You can break your referral metric into 2 stages:

  1. How many eyeballs did they bring to our product
  2. How many customers did they bring to our product

If they post on twitter and 200 people click their link and view your landing page, thats great.

But if only 1 person creates an account, that’s not so great.

Compare that to if they invite a client to collaborate on a project within your app, and then that client is so impressed that they create their own account for their own company to use. That’s a lot more valuable, particularly if they convert to paid.

Generally, lots of eyeballs is great for exposure, brand and PR, but be sure to
track how those referrals actually end up as paying customers.
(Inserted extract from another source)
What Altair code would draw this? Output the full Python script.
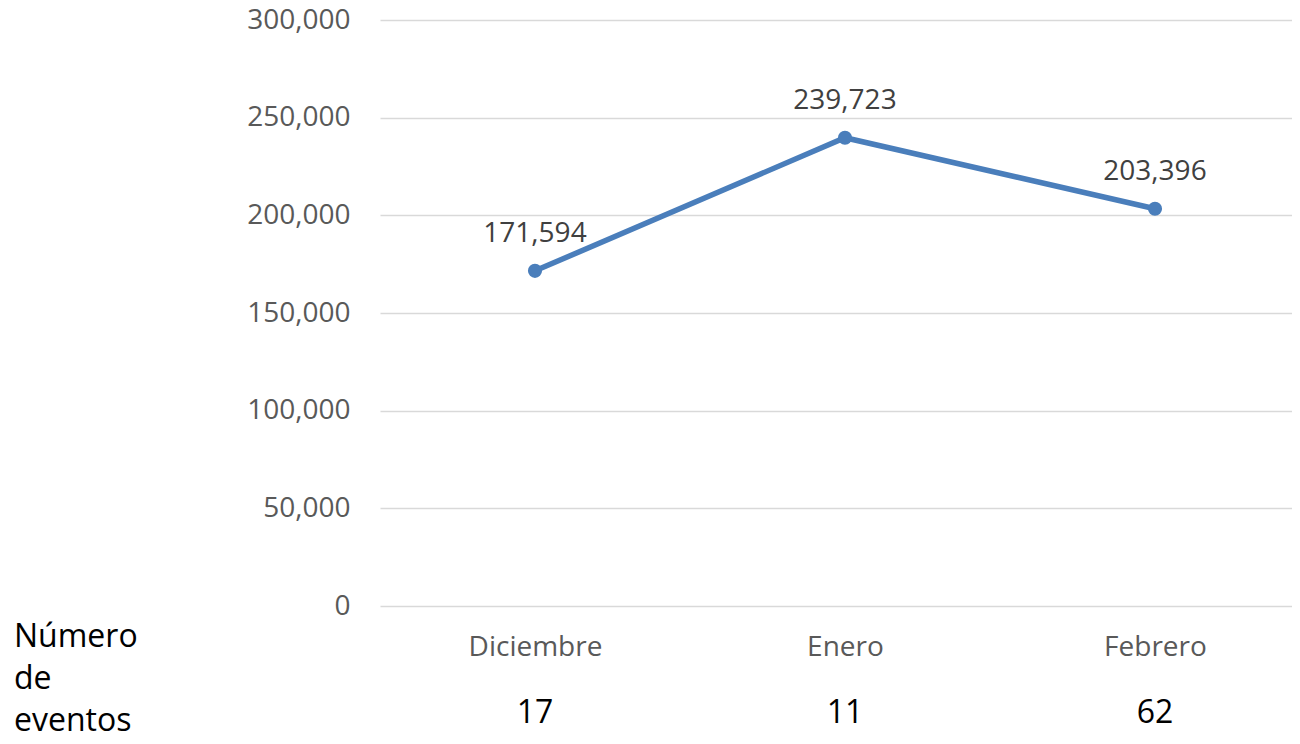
import altair as alt
import pandas as pd

months = ["Diciembre", "Enero", "Febrero"]
values = [171594, 239723, 203396]
events = ["17", "11", "62"]
row_title = "Número\nde\neventos"
y_ticks = [0, 50000, 100000, 150000, 200000, 250000, 300000]

df = pd.DataFrame({"mes": months, "valor": values, "eventos": events})
FONT = "Open Sans"

x = alt.X(
    "mes:N",
    sort=months,
    title=None,
    scale=alt.Scale(type="point", padding=0.47097, align=0.5308),
    axis=alt.Axis(
        labelFont=FONT, labelFontSize=28, labelColor="#595959",
        labelPadding=41, labelBaseline="middle", labelAngle=0,
        ticks=False, domain=False, grid=False,
    ),
)
y = alt.Y(
    "valor:Q",
    title=None,
    scale=alt.Scale(domain=[0, 300000], nice=False),
    axis=alt.Axis(
        values=y_ticks,
        format=",.0f", labelFont=FONT, labelFontSize=28, labelColor="#595959",
        labelPadding=30, ticks=False, domain=False,
        gridColor="#D9D9D9", gridWidth=1.5,
    ),
)

base = alt.Chart(df)
line = base.mark_line(color="#4A7EBB", strokeWidth=5.5).encode(x=x, y=y)
pts = base.mark_point(filled=True, color="#4A7EBB", size=200, opacity=1).encode(x=x, y=y)
labels = base.mark_text(
    font=FONT, fontSize=28, color="#404040", dy=-37, baseline="middle"
).encode(x=x, y=y, text=alt.Text("valor:Q", format=","))
ev = base.mark_text(
    font=FONT, fontSize=32, color="#000000", baseline="middle"
).encode(x=x, y=alt.value(693), text="eventos:N")
title_df = pd.DataFrame({"t": [row_title]})
rowt = alt.Chart(title_df).mark_text(
    font=FONT, fontSize=32, color="#000000", align="left",
    baseline="alphabetic", lineBreak="\n", lineHeight=42,
).encode(x=alt.value(-366), y=alt.value(627), text="t:N")

chart = alt.layer(line, pts, labels, ev, rowt).properties(
    width=912, height=586,
    autosize=alt.AutoSizeParams(type="none"),
    padding={"left": 372, "top": 12, "right": 0, "bottom": 128},
).configure(background="white").configure_view(stroke=None)

chart.save("out.html", embed_options={"renderer": "svg", "actions": False})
Another great tip is to add “referred_by” properties to users on registration, and then breakdown all your metrics by this property later if you really want to identify your key influencers and evangelists.
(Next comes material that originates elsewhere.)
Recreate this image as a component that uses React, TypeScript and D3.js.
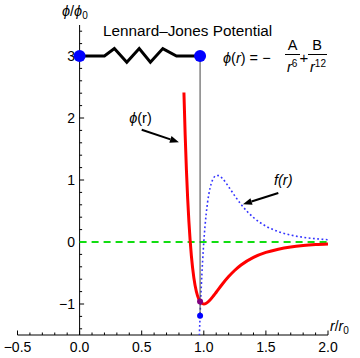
import React from "react";
import * as d3 from "d3";

// Lennard-Jones potential phi(r)
const potR = [0.84, 0.85, 0.86, 0.87, 0.88, 0.89, 0.9, 0.92, 0.94, 0.96, 0.98, 1.0, 1.02, 1.05, 1.08, 1.1, 1.15, 1.2, 1.25, 1.3, 1.4, 1.5, 1.6, 1.7, 1.8, 1.9, 2.0];
const potV = [2.41, 1.727, 1.166, 0.706, 0.33, 0.025, -0.223, -0.579, -0.798, -0.923, -0.983, -1.0, -0.988, -0.936, -0.863, -0.81, -0.678, -0.558, -0.456, -0.371, -0.248, -0.168, -0.116, -0.081, -0.058, -0.042, -0.031];

// force curve f(r) (blue dotted)
const forR = [0.95, 0.96, 0.97, 0.98, 0.99, 1.0, 1.02, 1.04, 1.06, 1.08, 1.1, 1.12, 1.15, 1.2, 1.25, 1.3, 1.4, 1.5, 1.6, 1.7, 1.8, 1.9, 2.0];
const forV = [-2.48, -1.773, -1.191, -0.713, -0.32, 0.0, 0.468, 0.765, 0.942, 1.036, 1.073, 1.071, 1.024, 0.891, 0.743, 0.607, 0.395, 0.256, 0.168, 0.112, 0.076, 0.053, 0.037];

// particle position and markers
const particleR = 0.97;
const springY = 3;
const markerPot = -0.96;
const markerForce = -1.19;

// spring zigzag (r, y)
const springX = [0, 0.2, 0.28, 0.38, 0.48, 0.57, 0.67, 0.78, 0.97];
const springYs = [3, 3, 3.12, 2.9, 3.12, 2.9, 3.12, 3, 3];

const xTicks = [-0.5, 0, 0.5, 1, 1.5, 2];
const xTickLabels = ["\u22120.5", "0.0", "0.5", "1.0", "1.5", "2.0"];
const yTicks = [-1, 0, 1, 2, 3];
const yTickLabels = ["\u22121", "0", "1", "2", "3"];

const W = 360, H = 358;

export default function App() {
  const x = d3.scaleLinear().domain([-0.5, 2]).range([17.5, 328]);
  const y = d3.scaleLinear().domain([-1.5, 3.5]).range([335, 25]);

  const line = d3.line<[number, number]>().x(d => x(d[0])).y(d => y(d[1])).curve(d3.curveMonotoneX);
  const potPath = line(potR.map((r, i) => [r, potV[i]] as [number, number]))!;
  const forPath = line(forR.map((r, i) => [r, forV[i]] as [number, number]))!;
  const springPath = d3.line<[number, number]>().x(d => x(d[0])).y(d => y(d[1]))(springX.map((r, i) => [r, springYs[i]] as [number, number]))!;

  const xMinor = d3.range(-5, 21).map(i => i / 10);
  const yMinor = d3.range(-7, 18).map(i => i / 5);

  const ax = x(0);
  const ay = y(-1.5);
  const font = "'Liberation Sans', Arial, sans-serif";

  const arrow = (x1: number, y1: number, x2: number, y2: number) => {
    const X1 = x(x1), Y1 = y(y1), X2 = x(x2), Y2 = y(y2);
    const ang = Math.atan2(Y2 - Y1, X2 - X1);
    const L = 9, Wd = 3.5;
    const bx = X2 - L * Math.cos(ang), by = Y2 - L * Math.sin(ang);
    const px = -Math.sin(ang) * Wd, py = Math.cos(ang) * Wd;
    return (
      <g>
        <line x1={X1} y1={Y1} x2={bx} y2={by} stroke="#000" strokeWidth={2} />
        <polygon points={`${X2},${Y2} ${bx + px},${by + py} ${bx - px},${by - py}`} fill="#000" />
      </g>
    );
  };

  return (
    <svg width={W} height={H} style={{ position: "absolute", left: 0, top: 0, background: "#fff" }} fontFamily={font}>
      <defs>
        <clipPath id="plot">
          <rect x={x(-0.5)} y={y(3.5)} width={x(2) - x(-0.5) + 2} height={y(-1.5) - y(3.5)} />
        </clipPath>
      </defs>

      {/* axes */}
      <line x1={x(-0.5)} x2={x(2)} y1={ay} y2={ay} stroke="#000" strokeWidth={1} />
      <line x1={ax} x2={ax} y1={y(-1.5)} y2={y(3.5)} stroke="#000" strokeWidth={1} />
      {xMinor.map((t, i) => {
        const major = Math.abs(t * 2 - Math.round(t * 2)) < 1e-6;
        return <line key={"xm" + i} x1={x(t)} x2={x(t)} y1={ay} y2={ay - (major ? 4.5 : 2.5)} stroke="#000" />;
      })}
      {yMinor.map((t, i) => {
        const major = Math.abs(t - Math.round(t)) < 1e-6;
        return <line key={"ym" + i} x1={ax} x2={ax + (major ? 4.5 : 2.5)} y1={y(t)} y2={y(t)} stroke="#000" />;
      })}
      {xTicks.map((t, i) => (
        <text key={"xl" + i} x={x(t)} y={352} fontSize={14} textAnchor="middle">{xTickLabels[i]}</text>
      ))}
      {yTicks.map((t, i) => (
        <text key={"yl" + i} x={75} y={y(t) + 5} fontSize={14} textAnchor="end">{yTickLabels[i]}</text>
      ))}
      <text x={62} y={16} fontSize={14.5}>
        <tspan fontStyle="italic">{"\u03D5"}</tspan>/<tspan fontStyle="italic">{"\u03D5"}</tspan>
        <tspan fontSize={10} dy={3}>0</tspan>
      </text>
      <text x={330} y={331} fontSize={14}>
        <tspan fontStyle="italic">r</tspan>/<tspan fontStyle="italic">r</tspan>
        <tspan fontSize={10} dy={3}>0</tspan>
      </text>

      {/* zero line */}
      <line x1={x(0)} x2={x(2)} y1={y(0)} y2={y(0)} stroke="#11dd11" strokeWidth={2} strokeDasharray="7 5" />

      {/* curves */}
      <g clipPath="url(#plot)">
        <path d={forPath} fill="none" stroke="#3333ff" strokeWidth={1.6} strokeDasharray="1.8 2.5" />
        <path d={potPath} fill="none" stroke="#ff0000" strokeWidth={3} />
      </g>

      {/* spring and particle */}
      <line x1={x(particleR)} x2={x(particleR)} y1={y(springY)} y2={y(markerForce)} stroke="#444" strokeWidth={1} />
      <path d={springPath} fill="none" stroke="#000" strokeWidth={3} strokeLinejoin="miter" />
      <circle cx={x(0)} cy={y(springY)} r={6} fill="#0000ff" />
      <circle cx={x(particleR)} cy={y(springY)} r={6} fill="#0000ff" />
      <circle cx={x(particleR)} cy={y(markerPot)} r={3} fill="#800080" />
      <circle cx={x(particleR)} cy={y(markerForce)} r={3} fill="#0000ff" />

      {/* title */}
      <text x={103} y={36} fontSize={15.3}>Lennard{"\u2013"}Jones Potential</text>

      {/* formula */}
      <text x={223} y={63} fontSize={14.5}>
        <tspan fontStyle="italic">{"\u03D5"}</tspan>(<tspan fontStyle="italic">r</tspan>) = {"\u2212"}
      </text>
      <text x={292.5} y={50} fontSize={14.5} textAnchor="middle">A</text>
      <line x1={285} x2={300} y1={54.5} y2={54.5} stroke="#000" strokeWidth={1} />
      <text x={287} y={72} fontSize={14.5}>
        <tspan fontStyle="italic">r</tspan><tspan fontSize={10} dy={-5}>6</tspan>
      </text>
      <text x={304} y={63} fontSize={15} textAnchor="middle">+</text>
      <text x={317} y={50} fontSize={14.5} textAnchor="middle">B</text>
      <line x1={308} x2={327} y1={54.5} y2={54.5} stroke="#000" strokeWidth={1} />
      <text x={310} y={72} fontSize={14.5}>
        <tspan fontStyle="italic">r</tspan><tspan fontSize={10} dy={-5}>12</tspan>
      </text>

      {/* annotations */}
      <text x={x(0.49)} y={y(2.0) + 5} fontSize={14.5} textAnchor="middle">
        <tspan fontStyle="italic">{"\u03D5"}</tspan>(r)
      </text>
      {arrow(0.5, 1.81, 0.8, 1.61)}
      <text x={x(1.64)} y={y(1.0) + 5} fontSize={14.5} textAnchor="middle" fontStyle="italic">f(r)</text>
      {arrow(1.6, 0.79, 1.315, 0.61)}
    </svg>
  );
}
Monitoring revenue is the crucial part of avoiding vanity metrics in your startup.

It’s also important that you place the other 4 stages before revenue, as without them you’re just wasting your time throwing prices in front of people.
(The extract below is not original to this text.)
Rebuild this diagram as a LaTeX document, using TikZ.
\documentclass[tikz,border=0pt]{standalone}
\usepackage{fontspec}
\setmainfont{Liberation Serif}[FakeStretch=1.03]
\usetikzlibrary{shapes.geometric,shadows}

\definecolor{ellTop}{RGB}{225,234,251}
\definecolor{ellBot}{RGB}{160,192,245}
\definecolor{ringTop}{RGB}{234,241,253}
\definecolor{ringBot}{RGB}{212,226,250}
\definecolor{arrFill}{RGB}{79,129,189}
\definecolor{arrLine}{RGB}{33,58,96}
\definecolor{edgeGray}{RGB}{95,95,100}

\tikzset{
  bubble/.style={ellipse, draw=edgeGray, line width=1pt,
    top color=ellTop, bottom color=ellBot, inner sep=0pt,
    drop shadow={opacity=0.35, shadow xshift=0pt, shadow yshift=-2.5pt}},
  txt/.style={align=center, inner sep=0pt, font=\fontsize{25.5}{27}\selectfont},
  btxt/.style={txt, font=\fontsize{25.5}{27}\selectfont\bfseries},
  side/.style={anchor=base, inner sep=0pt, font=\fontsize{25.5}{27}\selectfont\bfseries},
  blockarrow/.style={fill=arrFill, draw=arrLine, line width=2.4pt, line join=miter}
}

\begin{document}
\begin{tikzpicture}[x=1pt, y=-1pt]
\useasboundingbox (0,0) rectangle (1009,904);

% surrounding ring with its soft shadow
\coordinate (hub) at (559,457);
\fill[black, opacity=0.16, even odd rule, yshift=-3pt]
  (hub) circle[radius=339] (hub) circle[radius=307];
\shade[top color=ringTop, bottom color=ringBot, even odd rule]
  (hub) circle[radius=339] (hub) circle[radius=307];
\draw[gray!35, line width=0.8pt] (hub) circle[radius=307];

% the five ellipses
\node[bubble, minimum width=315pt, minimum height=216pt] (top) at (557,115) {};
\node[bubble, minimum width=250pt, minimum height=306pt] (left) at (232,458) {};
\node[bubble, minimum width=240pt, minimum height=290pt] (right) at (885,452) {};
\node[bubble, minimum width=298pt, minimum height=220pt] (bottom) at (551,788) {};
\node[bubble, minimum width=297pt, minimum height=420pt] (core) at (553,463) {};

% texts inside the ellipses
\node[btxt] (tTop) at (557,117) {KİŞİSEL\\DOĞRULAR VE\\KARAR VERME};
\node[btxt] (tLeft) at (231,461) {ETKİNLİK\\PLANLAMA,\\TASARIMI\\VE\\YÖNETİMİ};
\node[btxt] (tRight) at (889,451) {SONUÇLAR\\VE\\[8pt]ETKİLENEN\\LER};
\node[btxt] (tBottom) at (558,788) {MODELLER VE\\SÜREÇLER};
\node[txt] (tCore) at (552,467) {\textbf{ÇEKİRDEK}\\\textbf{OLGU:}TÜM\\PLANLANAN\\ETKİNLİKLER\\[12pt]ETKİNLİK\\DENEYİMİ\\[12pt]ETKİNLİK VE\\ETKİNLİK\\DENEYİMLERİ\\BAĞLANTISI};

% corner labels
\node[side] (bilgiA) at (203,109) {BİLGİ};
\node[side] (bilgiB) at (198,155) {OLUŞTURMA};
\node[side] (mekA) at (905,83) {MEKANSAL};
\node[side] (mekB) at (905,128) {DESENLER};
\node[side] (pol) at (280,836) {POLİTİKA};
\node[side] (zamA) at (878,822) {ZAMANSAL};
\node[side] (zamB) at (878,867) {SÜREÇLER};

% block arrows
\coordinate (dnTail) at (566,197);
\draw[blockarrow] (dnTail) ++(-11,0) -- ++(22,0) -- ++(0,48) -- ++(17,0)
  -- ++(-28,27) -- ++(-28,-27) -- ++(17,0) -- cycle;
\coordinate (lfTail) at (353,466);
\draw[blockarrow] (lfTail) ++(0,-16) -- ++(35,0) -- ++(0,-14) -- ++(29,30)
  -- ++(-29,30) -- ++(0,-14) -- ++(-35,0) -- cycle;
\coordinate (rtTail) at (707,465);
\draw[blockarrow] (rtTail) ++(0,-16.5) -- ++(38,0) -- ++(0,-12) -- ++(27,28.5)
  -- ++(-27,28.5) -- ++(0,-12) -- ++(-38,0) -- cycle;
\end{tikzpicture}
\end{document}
Once you’re tracking transactions, it allows you to follow certain events such as subscribing to the blog, or opening a particular email, or clicking on a particular tweet, and seeing how those actions translate to the bottom line.

It’s also crazy valuable to be able to dissect the results of an A/B test that doubled the price of your product. Yes, conversion rate was down, the number of transactions was down, but MRR (Monthly Recurring Revenue) and LTV (Life Time Value) have both increased.

It can be really dangerous if you get tempted by revenue to early. Not only can integrating revenue functionality be expensive (relative to your total MVP effort cost) but also can distract you from properly achieving product market fit (PMF).

If you manage to land an early customer, who happens to be much bigger than your intended customer, and they pay you £1,000 a month (when your regular product is only £29 /mo) then suddenly you’re at the risk of letting that one customer dictate your product.

“They paid us £1,000 a month, of course the product must be amazing. Lets launch a £10,000 pay per click campaign!”

Things like this can cripple and early startup. Skipping stages out in AARRR just doesn’t work. You need to be confident you’ve solved your value proposition, got users enjoying it and repeatedly using it, and got them so passionate about it that they want to tell all of their colleagues. Then, and only then, do you focus on revenue growth.

Why Should Startups Use AARRR As A Framework?

AARRR is quite possibly the simplest growth model you will ever come across.

There are far more complex models with much, much more academic and clever methods.

Huge complex customer funnels, flow charts to fill a whiteboard, business dashboards with 30 KPI’s that can predict next quarters revenue.

But the chances are, you will use those models when it really, really

Usually when something has gone wrong.

And even worse, you might need to employ a consultant, or a full time data-analyst in your team who just runs those daily and weekly reports for you.

But the power of AARRR comes from it’s simplicity.

The more simple a model, or a dashboard, or a procedure – the more likely you are to use it.

And use it daily.

It’s no use having a wonderful set of reports 8 pages long, produced every week, if no one is taking action on them.

AARRR is for Entrepreneurs who want to take action on their metrics.

AARRR is also incredibly easy to understand.

Out of the 00's of entrepreneurs I have explained AARRR to during 1-to-1 consulting, I’ve never had a single entrepreneur not understand it.

We chose AARRR as the model for Popcorn Metrics because we wanted a way for entrepreneurs to grow their online businesses.

We needed a model that any entrepreneur can understand, and that every entrepreneur could use to take action, without spending hours every week obsessing over reports.

Whatever your Analytics platform, go and setup an AARRR funnel and then get out of your data and into your business!